Here I am. A total fucking mess. It’s 6.52pm, Billy has been home for just over an hour, Charlie since lunchtime. After spending the weekend with their father — my Exhole — they have come back exhausted and emotional. Charlie became hysterical over where she was sitting to have dinner and Billy followed shortly after because he could see me not coping and quite frankly, her screaming was doing our fucking heads in. Both have refused to eat dinner, Billy has told me his father is better than me and has screamed for half an hour demanding I call my Exhole to come and collect him. He called his father, who, as predicted, refused to come and get him and couldn’t for the life of him work out why both children were hysterical. The dog got their meals and I have called upon the expert opinion of a dear friend to see just how many pills I can pop so that I don’t pick up a drink but also don’t die.

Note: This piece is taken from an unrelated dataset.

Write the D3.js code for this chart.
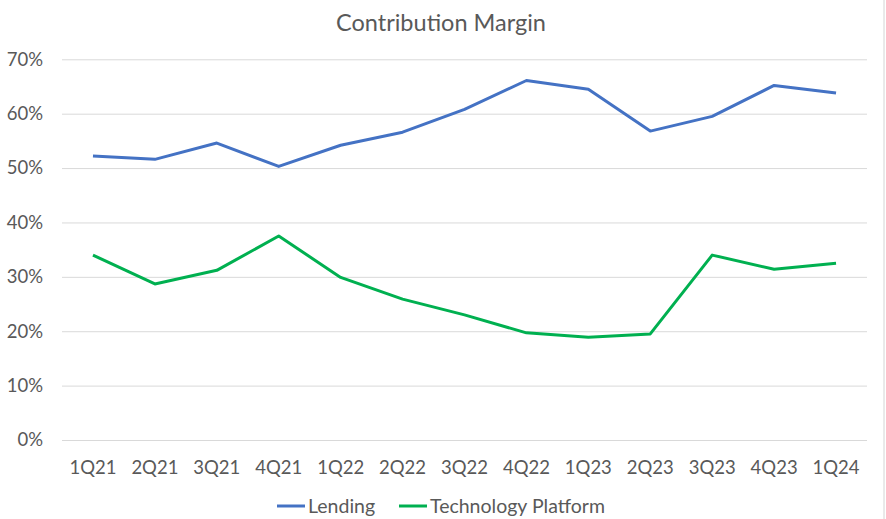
<!DOCTYPE html>
<html>
<head>
<meta charset="utf-8">
<script src="https://cdn.jsdelivr.net/npm/d3@7"></script>
<style>
  body { margin: 0; background: #fff; }
  svg { display: block; font-family: Lato, "Open Sans", sans-serif; }
</style>
</head>
<body>
<svg id="chart" width="886" height="519"></svg>
<script>
// data
const quarters = ['1Q21','2Q21','3Q21','4Q21','1Q22','2Q22','3Q22','4Q22','1Q23','2Q23','3Q23','4Q23','1Q24']
const lending = [0.522, 0.516, 0.546, 0.503, 0.542, 0.566, 0.608, 0.661, 0.645, 0.568, 0.595, 0.652, 0.638]
const techPlatform = [0.340, 0.287, 0.312, 0.375, 0.299, 0.259, 0.230, 0.197, 0.189, 0.195, 0.340, 0.314, 0.325]
const yTicks = [0, 0.1, 0.2, 0.3, 0.4, 0.5, 0.6, 0.7]

const series = [
    { name: 'Lending', values: lending, color: '#4472C4' },
    { name: 'Technology Platform', values: techPlatform, color: '#00B050' }
]

const svg = d3.select('#chart')
const textColor = '#595959'

const x = d3.scaleBand()
    .domain(quarters)
    .range([62, 867])
    .padding(0)

const y = d3.scaleLinear()
    .domain([0, 0.7])
    .range([440, 59.3])

// excel sheet edge on the right
svg.append('line')
    .attr('x1', 884).attr('x2', 884)
    .attr('y1', 0).attr('y2', 519)
    .attr('stroke', '#d4d4d4')

// title
svg.append('text')
    .attr('x', 441)
    .attr('y', 31)
    .attr('text-anchor', 'middle')
    .attr('fill', textColor)
    .style('font-size', '23.5px')
    .text('Contribution Margin')

// gridlines + y labels
const yAxis = d3.axisLeft(y)
    .tickValues(yTicks)
    .tickSize(-(867 - 62))
    .tickPadding(19)
    .tickFormat(d3.format('.0%'))

svg.append('g')
    .attr('transform', 'translate(62,0)')
    .call(yAxis)
    .call(g => g.select('.domain').remove())
    .call(g => g.selectAll('.tick line').attr('stroke', '#d9d9d9'))
    .call(g => g.selectAll('.tick text')
        .attr('fill', textColor)
        .style('font-size', '18.5px')
        .style('font-family', 'Lato, sans-serif'))

// x labels
const xAxis = d3.axisBottom(x).tickSize(0).tickPadding(21)
svg.append('g')
    .attr('transform', 'translate(0,440)')
    .call(xAxis)
    .call(g => g.select('.domain').remove())
    .call(g => g.selectAll('.tick text')
        .attr('fill', textColor)
        .style('font-size', '18.5px')
        .style('font-family', 'Lato, sans-serif'))

// lines
const line = d3.line()
    .x((d, i) => x(quarters[i]) + x.bandwidth() / 2)
    .y(d => y(d))

svg.append('g')
    .selectAll('path')
    .data(series)
    .enter().append('path')
    .attr('d', d => line(d.values))
    .attr('fill', 'none')
    .attr('stroke', d => d.color)
    .attr('stroke-width', 3)
    .attr('stroke-linejoin', 'round')

// legend
const legendX = [277, 399]
const legend = svg.append('g')
    .selectAll('g')
    .data(series)
    .enter().append('g')
    .attr('transform', (d, i) => 'translate(' + legendX[i] + ',506)')

legend.append('line')
    .attr('x1', 0).attr('x2', 28)
    .attr('stroke', d => d.color)
    .attr('stroke-width', 3)

legend.append('text')
    .attr('x', 31)
    .attr('dy', '0.35em')
    .attr('fill', textColor)
    .style('font-size', '19.5px')
    .text(d => d.name)
</script>
</body>
</html>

So, here I am. Tears pouring down my cheeks, starting to feel the wave of chemical relief, roaring quickly to the rescue. Tex Perkins is filling my soul. One pill couldn’t work quickly enough and the next one will definitely knock me about. In fact, I usually only take a quarter. I know my time is limited to type. I can feel the heaviness in my fingers as my hero pulses through my body. I feel defeated and ashamed but I am still sober. Alerts are popping up on Facebook and private messages are coming through. I know people care. I am surrounded by amazing humans. I hesitated in posting how I was feeling but I want people to know that some days, this is absolutely fucking shit. Some days, my teeth start to ‘itch’ or ache and my skin crawls. I want to rip my own fucking face off, just to stop the hideous desire to drown myself in hell again. People need to know that they’re not alone in these feelings and just because I’m here with 2.5 years clean time, life ain’t no picnic.
What sets me off? It depends on the day. Sometimes it’s the sunshine, sometimes it’s the rain. Sometimes it’s the stale smell of alcohol on someone as I pass them in the supermarket. The other day, it was seeing the local motel and remembering all the times I’d book a room at dives like that, just to get fucked up in peace. Some days, it’s my kid telling me their dad is better than me and they’d rather live with him. Some days it’s because I’m broke. Other days, it’s nothing. It just is. It doesn’t matter what it is. You can’t avoid life and life will happen. It’s learning to live life on life’s terms and that can suck ass sometimes. All these things are going to happen, whether I’m present or not and I need to learn to deal with them with a clear mind, instead of inside that swirling world of liquid numbness — which never makes anything better. Ever.
Oh how I wish, at times like this, I could fall into someone. Just to hold me and tell me everything was going to be alright.
Fuck you today. You caught my by surprise. 7.05pm — writing game over.